Within the entries below, please return exactly the lines from the one with "Clone this diagram in TikZ." through the one with "(rlstart2) -- (rlend2);", leaving out any pictures.

Figure scripts:
>>>>>

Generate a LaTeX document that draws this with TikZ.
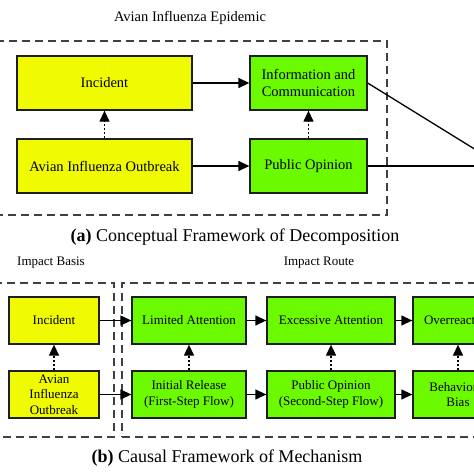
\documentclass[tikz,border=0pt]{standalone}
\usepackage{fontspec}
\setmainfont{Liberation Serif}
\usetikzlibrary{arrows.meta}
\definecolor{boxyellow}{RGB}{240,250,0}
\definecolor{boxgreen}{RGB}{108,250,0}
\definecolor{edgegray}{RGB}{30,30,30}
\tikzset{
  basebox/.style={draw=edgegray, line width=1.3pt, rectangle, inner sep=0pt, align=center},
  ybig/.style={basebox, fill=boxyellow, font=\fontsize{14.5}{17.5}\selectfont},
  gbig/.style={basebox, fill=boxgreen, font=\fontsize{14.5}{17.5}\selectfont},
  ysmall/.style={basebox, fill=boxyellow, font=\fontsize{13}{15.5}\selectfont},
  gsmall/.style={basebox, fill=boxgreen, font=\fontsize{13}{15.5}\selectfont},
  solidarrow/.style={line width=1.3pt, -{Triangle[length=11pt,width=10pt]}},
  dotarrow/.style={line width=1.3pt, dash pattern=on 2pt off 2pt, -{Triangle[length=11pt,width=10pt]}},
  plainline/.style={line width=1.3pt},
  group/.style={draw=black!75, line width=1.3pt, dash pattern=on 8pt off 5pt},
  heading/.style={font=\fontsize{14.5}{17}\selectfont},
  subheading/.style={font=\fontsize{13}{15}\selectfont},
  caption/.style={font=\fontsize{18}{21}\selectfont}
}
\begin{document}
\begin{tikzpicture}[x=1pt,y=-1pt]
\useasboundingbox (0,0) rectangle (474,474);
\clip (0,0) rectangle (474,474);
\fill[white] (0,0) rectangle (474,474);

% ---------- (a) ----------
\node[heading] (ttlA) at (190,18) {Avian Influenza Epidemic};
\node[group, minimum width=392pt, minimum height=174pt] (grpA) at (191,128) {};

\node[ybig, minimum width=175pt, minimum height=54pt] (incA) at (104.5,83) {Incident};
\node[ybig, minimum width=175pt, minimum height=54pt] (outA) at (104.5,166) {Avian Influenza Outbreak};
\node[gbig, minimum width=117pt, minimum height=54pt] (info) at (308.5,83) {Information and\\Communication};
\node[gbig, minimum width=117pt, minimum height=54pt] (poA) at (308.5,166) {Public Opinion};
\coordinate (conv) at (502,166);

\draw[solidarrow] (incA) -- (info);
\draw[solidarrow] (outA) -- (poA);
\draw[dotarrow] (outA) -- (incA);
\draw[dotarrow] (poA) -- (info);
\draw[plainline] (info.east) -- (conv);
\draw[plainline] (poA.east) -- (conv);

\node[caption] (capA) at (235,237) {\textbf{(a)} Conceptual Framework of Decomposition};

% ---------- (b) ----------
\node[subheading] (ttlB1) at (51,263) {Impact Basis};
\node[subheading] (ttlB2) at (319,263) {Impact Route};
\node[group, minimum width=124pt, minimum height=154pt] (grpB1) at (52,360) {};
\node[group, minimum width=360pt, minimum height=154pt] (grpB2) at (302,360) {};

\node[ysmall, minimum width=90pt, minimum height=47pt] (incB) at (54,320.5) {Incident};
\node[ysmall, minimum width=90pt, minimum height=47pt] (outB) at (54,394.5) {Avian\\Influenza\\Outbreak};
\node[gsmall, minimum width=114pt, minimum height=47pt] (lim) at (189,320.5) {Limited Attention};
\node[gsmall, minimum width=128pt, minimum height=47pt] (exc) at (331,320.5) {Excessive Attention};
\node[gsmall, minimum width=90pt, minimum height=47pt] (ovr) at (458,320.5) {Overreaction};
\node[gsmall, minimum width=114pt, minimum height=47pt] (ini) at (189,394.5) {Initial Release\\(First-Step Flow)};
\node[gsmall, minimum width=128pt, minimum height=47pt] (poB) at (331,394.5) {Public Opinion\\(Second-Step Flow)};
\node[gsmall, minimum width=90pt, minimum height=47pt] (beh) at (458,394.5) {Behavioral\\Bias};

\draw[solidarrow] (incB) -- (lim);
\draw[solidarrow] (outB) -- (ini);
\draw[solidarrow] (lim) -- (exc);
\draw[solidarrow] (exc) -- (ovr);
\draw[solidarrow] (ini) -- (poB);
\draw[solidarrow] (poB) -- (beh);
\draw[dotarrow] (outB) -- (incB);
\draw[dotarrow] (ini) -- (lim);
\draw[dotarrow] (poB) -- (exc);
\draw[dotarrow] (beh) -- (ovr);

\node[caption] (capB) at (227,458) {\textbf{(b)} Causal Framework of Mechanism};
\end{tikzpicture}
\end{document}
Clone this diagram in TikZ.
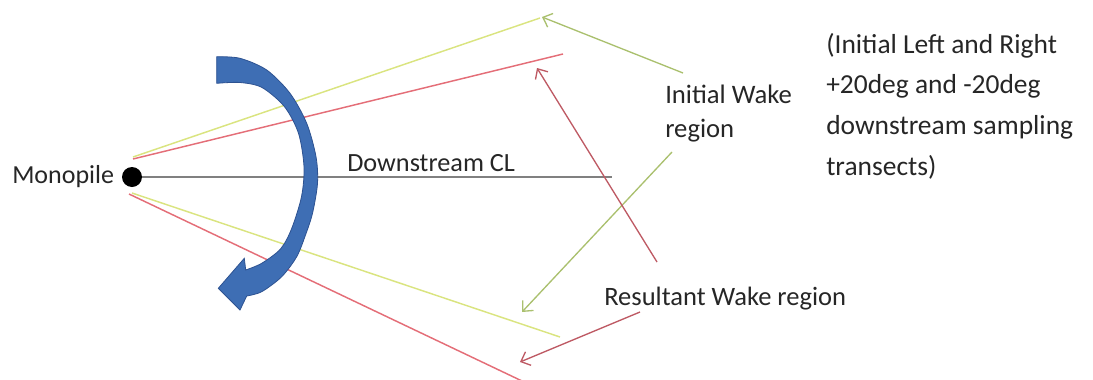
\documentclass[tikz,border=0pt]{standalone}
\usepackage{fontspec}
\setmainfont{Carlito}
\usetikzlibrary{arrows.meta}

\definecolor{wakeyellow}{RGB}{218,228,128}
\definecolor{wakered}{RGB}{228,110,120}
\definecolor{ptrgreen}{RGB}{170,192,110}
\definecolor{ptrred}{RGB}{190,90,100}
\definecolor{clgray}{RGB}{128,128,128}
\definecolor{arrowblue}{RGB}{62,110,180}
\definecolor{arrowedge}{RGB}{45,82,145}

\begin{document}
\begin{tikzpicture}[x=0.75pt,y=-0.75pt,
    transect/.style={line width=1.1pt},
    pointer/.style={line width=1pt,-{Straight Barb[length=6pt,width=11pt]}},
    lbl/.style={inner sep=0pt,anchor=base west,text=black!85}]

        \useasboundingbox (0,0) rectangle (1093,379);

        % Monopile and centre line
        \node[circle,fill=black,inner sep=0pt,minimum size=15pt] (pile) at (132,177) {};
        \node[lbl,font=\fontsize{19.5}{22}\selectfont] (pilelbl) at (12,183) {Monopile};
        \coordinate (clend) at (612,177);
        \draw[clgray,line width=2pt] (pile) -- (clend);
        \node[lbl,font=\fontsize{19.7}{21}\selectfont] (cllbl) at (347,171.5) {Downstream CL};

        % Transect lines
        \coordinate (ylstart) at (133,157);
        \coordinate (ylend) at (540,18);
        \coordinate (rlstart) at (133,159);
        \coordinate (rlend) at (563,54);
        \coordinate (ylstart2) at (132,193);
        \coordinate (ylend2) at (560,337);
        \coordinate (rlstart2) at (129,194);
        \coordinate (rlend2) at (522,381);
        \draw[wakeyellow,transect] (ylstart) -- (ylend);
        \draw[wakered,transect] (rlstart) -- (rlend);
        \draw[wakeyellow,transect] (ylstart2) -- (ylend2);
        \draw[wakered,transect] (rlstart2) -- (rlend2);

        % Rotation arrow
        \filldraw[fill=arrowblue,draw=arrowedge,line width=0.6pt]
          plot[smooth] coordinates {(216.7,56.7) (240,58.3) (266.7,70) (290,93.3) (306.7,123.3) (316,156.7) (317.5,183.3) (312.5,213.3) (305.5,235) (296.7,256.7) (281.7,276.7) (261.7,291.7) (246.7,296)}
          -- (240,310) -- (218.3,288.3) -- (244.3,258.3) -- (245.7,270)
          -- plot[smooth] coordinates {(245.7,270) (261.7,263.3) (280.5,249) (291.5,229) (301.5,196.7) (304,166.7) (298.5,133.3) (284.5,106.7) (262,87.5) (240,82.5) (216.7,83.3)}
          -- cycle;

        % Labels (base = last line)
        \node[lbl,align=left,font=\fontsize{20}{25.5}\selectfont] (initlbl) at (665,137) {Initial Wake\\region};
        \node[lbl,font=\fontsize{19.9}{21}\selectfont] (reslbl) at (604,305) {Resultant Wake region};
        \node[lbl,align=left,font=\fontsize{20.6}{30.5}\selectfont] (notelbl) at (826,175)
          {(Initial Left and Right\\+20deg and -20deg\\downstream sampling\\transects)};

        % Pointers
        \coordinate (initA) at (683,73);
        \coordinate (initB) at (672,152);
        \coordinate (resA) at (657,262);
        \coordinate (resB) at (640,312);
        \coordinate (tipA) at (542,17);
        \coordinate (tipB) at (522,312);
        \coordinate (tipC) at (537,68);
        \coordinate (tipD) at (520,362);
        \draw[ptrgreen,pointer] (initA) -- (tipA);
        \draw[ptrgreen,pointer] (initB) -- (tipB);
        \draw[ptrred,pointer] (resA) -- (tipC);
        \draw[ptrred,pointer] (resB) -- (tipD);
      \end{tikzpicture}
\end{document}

<<<<<

● Exercise result
Clone this diagram in TikZ.
\documentclass[tikz,border=0pt]{standalone}
\usepackage{fontspec}
\setmainfont{Carlito}
\usetikzlibrary{arrows.meta}

\definecolor{wakeyellow}{RGB}{218,228,128}
\definecolor{wakered}{RGB}{228,110,120}
\definecolor{ptrgreen}{RGB}{170,192,110}
\definecolor{ptrred}{RGB}{190,90,100}
\definecolor{clgray}{RGB}{128,128,128}
\definecolor{arrowblue}{RGB}{62,110,180}
\definecolor{arrowedge}{RGB}{45,82,145}

\begin{document}
\begin{tikzpicture}[x=0.75pt,y=-0.75pt,
    transect/.style={line width=1.1pt},
    pointer/.style={line width=1pt,-{Straight Barb[length=6pt,width=11pt]}},
    lbl/.style={inner sep=0pt,anchor=base west,text=black!85}]

        \useasboundingbox (0,0) rectangle (1093,379);

        % Monopile and centre line
        \node[circle,fill=black,inner sep=0pt,minimum size=15pt] (pile) at (132,177) {};
        \node[lbl,font=\fontsize{19.5}{22}\selectfont] (pilelbl) at (12,183) {Monopile};
        \coordinate (clend) at (612,177);
        \draw[clgray,line width=2pt] (pile) -- (clend);
        \node[lbl,font=\fontsize{19.7}{21}\selectfont] (cllbl) at (347,171.5) {Downstream CL};

        % Transect lines
        \coordinate (ylstart) at (133,157);
        \coordinate (ylend) at (540,18);
        \coordinate (rlstart) at (133,159);
        \coordinate (rlend) at (563,54);
        \coordinate (ylstart2) at (132,193);
        \coordinate (ylend2) at (560,337);
        \coordinate (rlstart2) at (129,194);
        \coordinate (rlend2) at (522,381);
        \draw[wakeyellow,transect] (ylstart) -- (ylend);
        \draw[wakered,transect] (rlstart) -- (rlend);
        \draw[wakeyellow,transect] (ylstart2) -- (ylend2);
        \draw[wakered,transect] (rlstart2) -- (rlend2);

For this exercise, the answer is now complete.